Un escritor no debe hablar de política, al menos como escritor. Eso lo tengo claro. Ahora bien, un escritor tampoco debe dejar de hablar de lo que quiera. También lo tengo claro. En el pulso de ambas verdades hoy decido hablar de democracia.
Un término inflacionario. Cuando era niño descubrí en casa de mis abuelos paternos un fajo enorme —tipo mafioso de película rodada en Brooklyn— de billetes alemanes. Como entonces el prestigio del marco era grande, pensé que había encontrado una fortuna. Lo metí en una caja de zapatos, apreté la tapa para cerrarla y me dispuse a vivir el resto de mi vida de lo hallado. Con el tiempo supe que aquellos billetes no valían nada. Que se imprimían en su época como si fueran papel de periódico. Es una buena metáfora para el término «democracia». Dentro o fuera de una caja de zapatos, no sirve ya para nada. De todas formas, constatando estas cosas, se dice poco.
Lo peligroso de la devaluación de la «democracia» no es su fonética ni su morfología, sino que se desvirtúe su significado. Es posible que estemos entrando, sin darnos cuenta, en una tercera fase histórica del término. La primera versión democrática nos la dieron los griegos. En Grecia tenían claro que el poder era el representante de los ciudadanos, o mejor —aunque eso ahora no importe porque siempre ha sido así— de los considerados como ciudadanos. Esta representación se obtenía en Grecia por sorteo. El azar entregaba el poder a unos ciudadanos para que lo administraran en el nombre de todos. Primera fase. La segunda es nuestra democracia occidental: los ciudadanos (los considerados...) eligen a sus representantes. Y en general, creemos que esta es la democracia que se disfruta en el presente en los países que se denominan democráticos.

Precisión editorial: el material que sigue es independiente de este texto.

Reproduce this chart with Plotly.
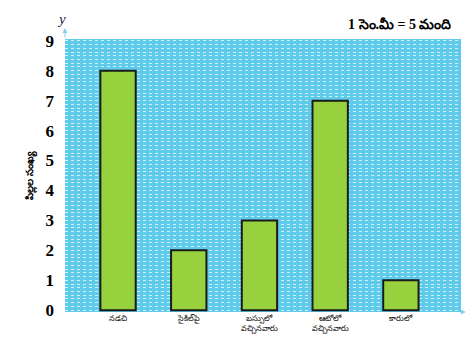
import plotly.graph_objects as go

categories = ["నడచి", "సైకిల్‌పై", "బస్సులో<br>వచ్చినవారు", "ఆటోలో<br>వచ్చినవారు", "కారులో"]
values = [8, 2, 3, 7, 1]
y_ticks = [0, 1, 2, 3, 4, 5, 6, 7, 8, 9]
y_title = "పిల్లల సంఖ్య"
scale_note = "1 సెం.మీ = 5 మంది"

fig = go.Figure()
fig.add_trace(go.Bar(
    x=list(range(len(categories))),
    y=values,
    width=0.5,
    marker=dict(color="#97d23e", line=dict(color="#1a1a1a", width=2)),
))

fig.update_layout(
    width=474, height=338,
    margin=dict(l=57, r=21, t=31, b=22),
    paper_bgcolor="white",
    plot_bgcolor="#5ecbea",
    showlegend=False,
    font=dict(family="Liberation Serif", color="black"),
    xaxis=dict(
        range=[-0.75, 4.85],
        tickmode="array",
        tickvals=list(range(len(categories))),
        ticktext=categories,
        tickfont=dict(size=8, family="Noto Sans"),
        showgrid=False, zeroline=False, showline=False,
        ticks="", ticklen=0,
    ),
    yaxis=dict(
        range=[-0.06, 9.06],
        tickmode="array",
        tickvals=y_ticks,
        ticktext=["<b>%d</b>" % t for t in y_ticks],
        tickfont=dict(size=17, family="Liberation Serif"),
        ticklabelstandoff=10,
        showgrid=False, zeroline=False, showline=False,
        minor=dict(dtick=0.125, showgrid=True, gridcolor="rgba(255,255,255,0.7)",
                   griddash="dot", gridwidth=1),
        title=dict(text="<b>" + y_title + "</b>", font=dict(size=10, family="Noto Sans"), standoff=10),
    ),
)

# axis arrows
fig.add_annotation(xref="x domain", yref="y domain", x=0, y=1.04, ax=0, ay=1.0,
                   axref="x domain", ayref="y domain", showarrow=True, arrowhead=2,
                   arrowsize=1, arrowwidth=1, arrowcolor="#7fd3ea", text="")
fig.add_annotation(xref="x domain", yref="y domain", x=1.012, y=0, ax=1.0, ay=0,
                   axref="x domain", ayref="y domain", showarrow=True, arrowhead=2,
                   arrowsize=1, arrowwidth=1, arrowcolor="#7fd3ea", text="")
fig.add_annotation(xref="paper", yref="paper", x=-0.01, y=1.035, xanchor="center",
                   yanchor="bottom", showarrow=False, text="<i>y</i>",
                   font=dict(size=15, family="Liberation Serif", color="#1a1a40"))
fig.add_annotation(xref="paper", yref="paper", x=1.013, y=-0.005, xanchor="left",
                   yanchor="middle", showarrow=False, text="<i>x</i>", borderpad=0,
                   font=dict(size=13, family="Liberation Serif", color="#1a1a40"))
fig.add_annotation(xref="paper", yref="paper", x=0.98, y=1.02, xanchor="right",
                   yanchor="bottom", showarrow=False, text="<b>" + scale_note + "</b>",
                   font=dict(size=14, family="Liberation Serif"))

fig.write_html("out.html")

Ahora bien, es muy posible que la segunda fase se mantenga en muchos lugares, pero en otras democracias, a ver si me explico, la elección de los representados ha pasado a un segundo plano en el proceso de obtención del poder. En esta tercera fase no parece que lo definitorio sea la elección de los ciudadanos, sino la voluntad del mandatario para serlo. Lo que define a los nuevos electos no es que los hayan votado, sino que ellos han querido ser los elegidos. Los han elegido, pero los electores parecen, en esta nueva fase democrática, no guiados por la razón de las ideas, sino por la voluntad de un individuo para ser el presidente. Es esta voluntad, con un rasgo individual muy definido, el elemento esencial de la elección, mientras los líderes convencionales de los partidos, sometidos a su coyuntura, languidecen con la exclusiva fuerza de las ideas, que ya no parecen interesar a nadie.

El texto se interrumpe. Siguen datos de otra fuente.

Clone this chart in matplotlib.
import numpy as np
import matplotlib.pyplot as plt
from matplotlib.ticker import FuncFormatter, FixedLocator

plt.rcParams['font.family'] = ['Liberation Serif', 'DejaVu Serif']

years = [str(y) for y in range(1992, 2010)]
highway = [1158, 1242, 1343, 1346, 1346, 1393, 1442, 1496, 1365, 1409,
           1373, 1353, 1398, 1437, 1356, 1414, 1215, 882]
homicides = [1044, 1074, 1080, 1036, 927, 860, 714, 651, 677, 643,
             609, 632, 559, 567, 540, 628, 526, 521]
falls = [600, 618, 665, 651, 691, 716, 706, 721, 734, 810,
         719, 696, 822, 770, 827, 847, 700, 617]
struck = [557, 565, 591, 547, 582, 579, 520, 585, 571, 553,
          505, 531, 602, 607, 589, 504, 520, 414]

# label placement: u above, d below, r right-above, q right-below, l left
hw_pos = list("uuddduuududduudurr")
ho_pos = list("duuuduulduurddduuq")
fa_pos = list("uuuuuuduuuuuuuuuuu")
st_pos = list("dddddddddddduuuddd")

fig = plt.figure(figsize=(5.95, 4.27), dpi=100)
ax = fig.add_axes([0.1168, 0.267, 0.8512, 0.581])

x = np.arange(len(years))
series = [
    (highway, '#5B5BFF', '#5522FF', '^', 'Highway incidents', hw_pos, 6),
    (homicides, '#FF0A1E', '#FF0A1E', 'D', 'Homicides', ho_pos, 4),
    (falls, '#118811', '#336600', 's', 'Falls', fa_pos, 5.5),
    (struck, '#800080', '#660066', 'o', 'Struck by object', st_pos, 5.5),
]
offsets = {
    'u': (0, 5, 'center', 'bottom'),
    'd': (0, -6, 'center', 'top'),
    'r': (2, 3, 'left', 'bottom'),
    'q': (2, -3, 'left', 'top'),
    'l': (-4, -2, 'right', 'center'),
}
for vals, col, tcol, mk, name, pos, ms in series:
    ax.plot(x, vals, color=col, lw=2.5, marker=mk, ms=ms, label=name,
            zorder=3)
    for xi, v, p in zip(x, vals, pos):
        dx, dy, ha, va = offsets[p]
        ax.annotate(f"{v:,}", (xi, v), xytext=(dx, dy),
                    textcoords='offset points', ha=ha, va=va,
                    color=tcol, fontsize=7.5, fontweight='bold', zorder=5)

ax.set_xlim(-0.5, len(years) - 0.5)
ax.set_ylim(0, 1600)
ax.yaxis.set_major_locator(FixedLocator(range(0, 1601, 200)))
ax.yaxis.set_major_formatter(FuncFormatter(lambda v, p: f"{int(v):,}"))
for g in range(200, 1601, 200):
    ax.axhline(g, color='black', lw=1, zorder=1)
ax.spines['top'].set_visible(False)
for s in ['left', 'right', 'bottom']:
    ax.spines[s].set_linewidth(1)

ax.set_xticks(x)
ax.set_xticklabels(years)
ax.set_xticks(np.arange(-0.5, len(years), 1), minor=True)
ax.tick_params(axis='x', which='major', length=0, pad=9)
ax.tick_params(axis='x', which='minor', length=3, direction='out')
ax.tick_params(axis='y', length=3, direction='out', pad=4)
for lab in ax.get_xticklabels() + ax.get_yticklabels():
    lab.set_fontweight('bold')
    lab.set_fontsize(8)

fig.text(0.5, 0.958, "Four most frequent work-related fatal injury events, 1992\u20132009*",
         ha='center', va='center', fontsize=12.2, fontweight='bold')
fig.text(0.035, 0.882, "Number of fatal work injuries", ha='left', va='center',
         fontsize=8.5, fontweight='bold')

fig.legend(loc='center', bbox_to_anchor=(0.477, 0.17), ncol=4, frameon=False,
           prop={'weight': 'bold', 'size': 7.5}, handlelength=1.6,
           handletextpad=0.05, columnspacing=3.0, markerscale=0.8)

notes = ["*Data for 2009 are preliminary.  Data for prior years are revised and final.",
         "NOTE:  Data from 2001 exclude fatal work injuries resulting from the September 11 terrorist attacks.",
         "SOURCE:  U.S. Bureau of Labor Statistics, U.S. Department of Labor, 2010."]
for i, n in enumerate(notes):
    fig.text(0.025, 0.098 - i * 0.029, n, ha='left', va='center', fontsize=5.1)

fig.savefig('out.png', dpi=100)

Esta tercera fase, reconocida claramente en Estados Unidos, tampoco está lejos de lo que ocurre aquí. Manual de supervivencia titula la peripecia que le ha llevado a la presidencia del gobierno al actual presidente, y si se analiza este proceso con atención, los rasgos definitorios no han sido nunca la existencia de sensibilidades políticas diferenciadas dentro del partido, sino única y exclusivamente la voluntad del actual presidente para serlo de su partido y serlo de su país. Sin esa voluntad omnímoda, que eclipsa incluso a sus propios electores en el partido y en el país, en ambos casos con un protagonismo difuso e inconcreto, sería impensable su elección al cabo de las diversas caídas en desgracia. Son dos casos diferentes. En Estados Unidos, la voluntad del presidente para serlo se mantiene en su acción diaria, por encima del funcionamiento institucional, en España, felizmente, la voluntad es solo una estrategia de ascenso, sin traducción en el comportamiento institucional.
Si se consolida esta tercera fase, en la que lo definitivo no es la elección popular sino la voluntad omnímoda de ser elegido, ya no se podrá seguir hablando, en propiedad, de «democracia», sino de una suerte de autocracia temporal sustentada por un movimiento de masas. Concepto, si me permiten la expresión, muy feo. Por cierto, alguien tendría que explicar por qué el aumento de la inteligencia colectiva parece llevar aparejado, indefectiblemente, el crecimiento de la estupidez colectiva. O por qué razón el aumento de la información colectiva produce desinformación generalizada.